Request: Extract, word for word, every line from the one containing "Convert this diagram to TikZ code." through the one containing "(u1) at (978,126)", with both end lines kept.
* Start Record list *
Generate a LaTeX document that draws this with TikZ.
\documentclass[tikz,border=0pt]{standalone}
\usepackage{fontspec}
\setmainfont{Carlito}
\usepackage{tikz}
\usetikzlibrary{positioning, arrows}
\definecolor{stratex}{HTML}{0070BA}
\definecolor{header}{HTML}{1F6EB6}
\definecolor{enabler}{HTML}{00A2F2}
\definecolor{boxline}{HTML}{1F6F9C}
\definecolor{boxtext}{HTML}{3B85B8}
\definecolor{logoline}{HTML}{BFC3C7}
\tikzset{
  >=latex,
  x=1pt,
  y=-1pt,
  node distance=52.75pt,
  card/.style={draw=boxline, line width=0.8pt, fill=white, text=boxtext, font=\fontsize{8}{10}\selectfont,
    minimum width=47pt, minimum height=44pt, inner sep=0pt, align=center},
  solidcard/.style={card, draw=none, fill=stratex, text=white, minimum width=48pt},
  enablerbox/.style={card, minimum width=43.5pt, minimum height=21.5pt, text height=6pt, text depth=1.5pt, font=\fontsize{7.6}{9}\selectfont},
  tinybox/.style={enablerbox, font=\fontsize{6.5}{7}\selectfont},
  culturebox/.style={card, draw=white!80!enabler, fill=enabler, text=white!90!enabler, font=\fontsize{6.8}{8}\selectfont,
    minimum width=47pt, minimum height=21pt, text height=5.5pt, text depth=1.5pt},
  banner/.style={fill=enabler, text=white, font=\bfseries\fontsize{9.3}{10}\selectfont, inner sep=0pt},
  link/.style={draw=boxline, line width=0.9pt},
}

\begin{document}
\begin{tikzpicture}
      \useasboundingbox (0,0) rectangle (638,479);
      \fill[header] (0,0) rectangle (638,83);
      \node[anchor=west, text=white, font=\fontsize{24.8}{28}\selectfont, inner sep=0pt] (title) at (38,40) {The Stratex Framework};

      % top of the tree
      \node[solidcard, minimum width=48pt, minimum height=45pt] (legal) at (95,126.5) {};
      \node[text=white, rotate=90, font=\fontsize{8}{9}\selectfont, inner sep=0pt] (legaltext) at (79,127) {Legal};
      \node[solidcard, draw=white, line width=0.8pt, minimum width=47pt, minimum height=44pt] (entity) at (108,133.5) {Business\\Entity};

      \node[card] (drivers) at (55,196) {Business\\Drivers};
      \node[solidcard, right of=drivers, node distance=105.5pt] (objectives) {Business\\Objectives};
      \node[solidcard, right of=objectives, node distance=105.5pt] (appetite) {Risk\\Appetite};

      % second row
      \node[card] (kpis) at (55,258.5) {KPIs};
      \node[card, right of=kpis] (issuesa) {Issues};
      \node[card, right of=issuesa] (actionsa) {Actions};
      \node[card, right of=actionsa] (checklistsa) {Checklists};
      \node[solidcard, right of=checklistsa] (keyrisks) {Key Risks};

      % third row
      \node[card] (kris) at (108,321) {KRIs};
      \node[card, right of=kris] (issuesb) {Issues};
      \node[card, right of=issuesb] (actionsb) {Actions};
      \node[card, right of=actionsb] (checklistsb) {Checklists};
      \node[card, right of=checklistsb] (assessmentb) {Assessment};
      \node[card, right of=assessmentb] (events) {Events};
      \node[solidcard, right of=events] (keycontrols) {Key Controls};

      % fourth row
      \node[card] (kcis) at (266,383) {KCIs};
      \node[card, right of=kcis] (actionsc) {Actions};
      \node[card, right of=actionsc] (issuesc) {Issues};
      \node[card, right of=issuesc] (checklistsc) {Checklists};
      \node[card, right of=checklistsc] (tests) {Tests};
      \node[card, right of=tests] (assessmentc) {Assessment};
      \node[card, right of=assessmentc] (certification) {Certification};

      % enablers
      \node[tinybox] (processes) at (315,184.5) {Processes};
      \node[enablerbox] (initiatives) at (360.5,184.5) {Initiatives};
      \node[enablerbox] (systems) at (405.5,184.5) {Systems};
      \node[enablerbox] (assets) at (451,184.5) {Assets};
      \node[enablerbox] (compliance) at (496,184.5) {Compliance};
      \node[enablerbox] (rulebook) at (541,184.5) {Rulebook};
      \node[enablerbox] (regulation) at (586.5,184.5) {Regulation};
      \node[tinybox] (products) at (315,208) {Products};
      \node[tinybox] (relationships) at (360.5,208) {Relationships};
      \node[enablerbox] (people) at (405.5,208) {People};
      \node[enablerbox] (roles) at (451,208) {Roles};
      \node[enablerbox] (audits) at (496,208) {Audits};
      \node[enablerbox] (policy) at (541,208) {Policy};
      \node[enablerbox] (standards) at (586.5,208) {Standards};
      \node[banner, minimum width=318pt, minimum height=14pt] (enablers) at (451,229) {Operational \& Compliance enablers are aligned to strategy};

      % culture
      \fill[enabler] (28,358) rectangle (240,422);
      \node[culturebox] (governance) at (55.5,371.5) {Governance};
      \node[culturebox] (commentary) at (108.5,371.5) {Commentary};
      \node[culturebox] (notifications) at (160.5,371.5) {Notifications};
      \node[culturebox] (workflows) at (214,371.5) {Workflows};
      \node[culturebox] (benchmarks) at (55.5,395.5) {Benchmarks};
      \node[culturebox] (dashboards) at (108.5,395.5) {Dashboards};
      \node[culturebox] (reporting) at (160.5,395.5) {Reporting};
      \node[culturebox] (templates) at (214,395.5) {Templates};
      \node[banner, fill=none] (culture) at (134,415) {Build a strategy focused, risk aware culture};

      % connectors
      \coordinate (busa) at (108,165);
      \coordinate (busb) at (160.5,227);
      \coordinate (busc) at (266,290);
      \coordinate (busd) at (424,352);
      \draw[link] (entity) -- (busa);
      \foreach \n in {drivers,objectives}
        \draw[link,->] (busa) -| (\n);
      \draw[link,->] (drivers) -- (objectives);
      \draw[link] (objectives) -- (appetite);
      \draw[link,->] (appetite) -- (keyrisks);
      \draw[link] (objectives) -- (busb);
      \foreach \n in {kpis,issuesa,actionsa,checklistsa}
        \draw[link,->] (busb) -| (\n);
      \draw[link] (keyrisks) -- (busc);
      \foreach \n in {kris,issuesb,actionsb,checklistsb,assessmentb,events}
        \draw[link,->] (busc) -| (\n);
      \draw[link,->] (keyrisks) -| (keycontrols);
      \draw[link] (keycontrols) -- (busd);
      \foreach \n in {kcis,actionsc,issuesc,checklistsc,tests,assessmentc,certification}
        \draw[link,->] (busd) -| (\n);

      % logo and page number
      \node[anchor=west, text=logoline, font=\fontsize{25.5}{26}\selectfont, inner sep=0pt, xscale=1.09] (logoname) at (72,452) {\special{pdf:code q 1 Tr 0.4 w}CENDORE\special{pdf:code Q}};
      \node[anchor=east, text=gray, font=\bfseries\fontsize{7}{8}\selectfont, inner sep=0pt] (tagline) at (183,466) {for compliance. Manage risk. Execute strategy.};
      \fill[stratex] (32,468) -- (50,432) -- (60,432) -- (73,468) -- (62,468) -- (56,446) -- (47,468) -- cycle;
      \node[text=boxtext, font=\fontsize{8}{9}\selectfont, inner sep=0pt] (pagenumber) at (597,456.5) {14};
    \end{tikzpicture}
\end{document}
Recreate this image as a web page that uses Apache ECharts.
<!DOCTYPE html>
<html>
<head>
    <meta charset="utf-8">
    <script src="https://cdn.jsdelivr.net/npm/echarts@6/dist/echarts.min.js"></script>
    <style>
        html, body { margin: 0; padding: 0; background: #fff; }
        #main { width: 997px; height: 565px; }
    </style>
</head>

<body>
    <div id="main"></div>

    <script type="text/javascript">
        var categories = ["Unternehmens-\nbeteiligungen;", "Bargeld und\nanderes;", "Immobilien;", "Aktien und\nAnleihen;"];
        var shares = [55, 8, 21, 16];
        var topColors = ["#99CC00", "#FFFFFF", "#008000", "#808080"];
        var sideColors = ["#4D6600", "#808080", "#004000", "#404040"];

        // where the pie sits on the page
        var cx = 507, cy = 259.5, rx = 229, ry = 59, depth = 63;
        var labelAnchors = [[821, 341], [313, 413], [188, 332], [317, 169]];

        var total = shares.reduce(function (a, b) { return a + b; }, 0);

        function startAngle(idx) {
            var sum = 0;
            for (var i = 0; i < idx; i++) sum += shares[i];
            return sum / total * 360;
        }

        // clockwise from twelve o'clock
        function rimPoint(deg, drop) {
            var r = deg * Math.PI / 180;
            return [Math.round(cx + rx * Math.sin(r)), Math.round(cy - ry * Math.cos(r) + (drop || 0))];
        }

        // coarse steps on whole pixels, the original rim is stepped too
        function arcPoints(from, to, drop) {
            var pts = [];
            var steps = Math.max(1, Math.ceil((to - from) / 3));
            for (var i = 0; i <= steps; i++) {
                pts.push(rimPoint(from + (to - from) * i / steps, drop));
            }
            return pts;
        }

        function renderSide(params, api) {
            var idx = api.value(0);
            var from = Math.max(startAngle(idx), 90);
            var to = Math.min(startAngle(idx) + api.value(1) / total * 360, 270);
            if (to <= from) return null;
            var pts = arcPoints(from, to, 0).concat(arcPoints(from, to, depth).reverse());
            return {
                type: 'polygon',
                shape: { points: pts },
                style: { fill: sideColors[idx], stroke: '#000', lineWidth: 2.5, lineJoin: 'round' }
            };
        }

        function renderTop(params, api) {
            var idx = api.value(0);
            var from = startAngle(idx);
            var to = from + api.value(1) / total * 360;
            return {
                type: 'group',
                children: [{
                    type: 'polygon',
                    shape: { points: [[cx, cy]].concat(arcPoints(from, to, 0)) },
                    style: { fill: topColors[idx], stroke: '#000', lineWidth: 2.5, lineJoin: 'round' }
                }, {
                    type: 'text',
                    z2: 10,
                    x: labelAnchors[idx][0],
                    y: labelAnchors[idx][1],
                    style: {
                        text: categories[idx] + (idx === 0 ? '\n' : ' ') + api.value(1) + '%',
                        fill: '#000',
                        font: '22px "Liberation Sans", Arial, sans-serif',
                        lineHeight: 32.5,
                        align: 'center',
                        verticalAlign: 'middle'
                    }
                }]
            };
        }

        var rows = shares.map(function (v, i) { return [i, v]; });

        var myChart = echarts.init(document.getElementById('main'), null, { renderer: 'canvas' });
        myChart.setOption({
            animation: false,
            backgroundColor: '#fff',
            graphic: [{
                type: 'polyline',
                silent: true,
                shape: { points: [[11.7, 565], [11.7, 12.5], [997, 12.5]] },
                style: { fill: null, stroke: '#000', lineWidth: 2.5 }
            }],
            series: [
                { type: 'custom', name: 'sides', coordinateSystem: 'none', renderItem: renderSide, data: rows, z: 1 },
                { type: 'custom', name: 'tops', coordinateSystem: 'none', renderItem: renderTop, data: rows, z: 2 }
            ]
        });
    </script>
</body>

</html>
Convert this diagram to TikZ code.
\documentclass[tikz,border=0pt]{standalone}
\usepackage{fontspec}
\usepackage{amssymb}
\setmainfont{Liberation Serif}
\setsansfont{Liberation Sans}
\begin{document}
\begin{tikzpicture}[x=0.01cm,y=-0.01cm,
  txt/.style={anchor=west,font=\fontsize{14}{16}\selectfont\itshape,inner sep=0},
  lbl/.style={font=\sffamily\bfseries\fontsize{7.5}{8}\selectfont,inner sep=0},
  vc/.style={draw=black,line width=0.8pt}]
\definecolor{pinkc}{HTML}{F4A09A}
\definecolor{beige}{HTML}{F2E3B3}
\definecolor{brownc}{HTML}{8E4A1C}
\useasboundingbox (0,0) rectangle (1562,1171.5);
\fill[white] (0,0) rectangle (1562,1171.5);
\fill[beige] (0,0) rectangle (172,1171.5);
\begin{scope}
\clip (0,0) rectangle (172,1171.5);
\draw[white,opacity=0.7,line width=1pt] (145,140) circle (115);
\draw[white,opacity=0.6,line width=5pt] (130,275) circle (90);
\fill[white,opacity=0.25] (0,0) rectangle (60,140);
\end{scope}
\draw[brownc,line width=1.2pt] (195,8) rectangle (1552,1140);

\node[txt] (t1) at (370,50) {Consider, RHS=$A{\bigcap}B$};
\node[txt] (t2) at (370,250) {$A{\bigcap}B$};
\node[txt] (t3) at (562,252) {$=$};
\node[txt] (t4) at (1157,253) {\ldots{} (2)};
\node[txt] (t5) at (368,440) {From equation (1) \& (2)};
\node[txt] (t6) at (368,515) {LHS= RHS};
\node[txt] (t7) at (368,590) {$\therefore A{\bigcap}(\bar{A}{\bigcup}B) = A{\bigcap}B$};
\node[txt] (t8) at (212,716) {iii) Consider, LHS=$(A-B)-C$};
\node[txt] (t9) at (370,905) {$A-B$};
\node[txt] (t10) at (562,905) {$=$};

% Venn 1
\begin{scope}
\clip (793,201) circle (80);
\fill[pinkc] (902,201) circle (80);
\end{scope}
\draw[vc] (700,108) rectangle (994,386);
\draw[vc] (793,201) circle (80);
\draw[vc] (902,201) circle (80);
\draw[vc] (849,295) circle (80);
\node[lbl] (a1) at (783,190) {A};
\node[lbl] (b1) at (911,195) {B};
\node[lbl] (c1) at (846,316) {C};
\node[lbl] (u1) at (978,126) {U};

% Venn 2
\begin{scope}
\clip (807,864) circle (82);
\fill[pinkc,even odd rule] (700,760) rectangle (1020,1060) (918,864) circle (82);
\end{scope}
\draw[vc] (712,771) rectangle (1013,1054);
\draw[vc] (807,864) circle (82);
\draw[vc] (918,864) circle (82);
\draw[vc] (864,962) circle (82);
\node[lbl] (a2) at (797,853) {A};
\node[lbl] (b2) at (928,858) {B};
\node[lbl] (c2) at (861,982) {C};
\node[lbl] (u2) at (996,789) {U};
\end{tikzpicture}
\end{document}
* End Record list *
Solution to this problem:
Convert this diagram to TikZ code.
\documentclass[tikz,border=0pt]{standalone}
\usepackage{fontspec}
\usepackage{amssymb}
\setmainfont{Liberation Serif}
\setsansfont{Liberation Sans}
\begin{document}
\begin{tikzpicture}[x=0.01cm,y=-0.01cm,
  txt/.style={anchor=west,font=\fontsize{14}{16}\selectfont\itshape,inner sep=0},
  lbl/.style={font=\sffamily\bfseries\fontsize{7.5}{8}\selectfont,inner sep=0},
  vc/.style={draw=black,line width=0.8pt}]
\definecolor{pinkc}{HTML}{F4A09A}
\definecolor{beige}{HTML}{F2E3B3}
\definecolor{brownc}{HTML}{8E4A1C}
\useasboundingbox (0,0) rectangle (1562,1171.5);
\fill[white] (0,0) rectangle (1562,1171.5);
\fill[beige] (0,0) rectangle (172,1171.5);
\begin{scope}
\clip (0,0) rectangle (172,1171.5);
\draw[white,opacity=0.7,line width=1pt] (145,140) circle (115);
\draw[white,opacity=0.6,line width=5pt] (130,275) circle (90);
\fill[white,opacity=0.25] (0,0) rectangle (60,140);
\end{scope}
\draw[brownc,line width=1.2pt] (195,8) rectangle (1552,1140);

\node[txt] (t1) at (370,50) {Consider, RHS=$A{\bigcap}B$};
\node[txt] (t2) at (370,250) {$A{\bigcap}B$};
\node[txt] (t3) at (562,252) {$=$};
\node[txt] (t4) at (1157,253) {\ldots{} (2)};
\node[txt] (t5) at (368,440) {From equation (1) \& (2)};
\node[txt] (t6) at (368,515) {LHS= RHS};
\node[txt] (t7) at (368,590) {$\therefore A{\bigcap}(\bar{A}{\bigcup}B) = A{\bigcap}B$};
\node[txt] (t8) at (212,716) {iii) Consider, LHS=$(A-B)-C$};
\node[txt] (t9) at (370,905) {$A-B$};
\node[txt] (t10) at (562,905) {$=$};

% Venn 1
\begin{scope}
\clip (793,201) circle (80);
\fill[pinkc] (902,201) circle (80);
\end{scope}
\draw[vc] (700,108) rectangle (994,386);
\draw[vc] (793,201) circle (80);
\draw[vc] (902,201) circle (80);
\draw[vc] (849,295) circle (80);
\node[lbl] (a1) at (783,190) {A};
\node[lbl] (b1) at (911,195) {B};
\node[lbl] (c1) at (846,316) {C};
\node[lbl] (u1) at (978,126) {U};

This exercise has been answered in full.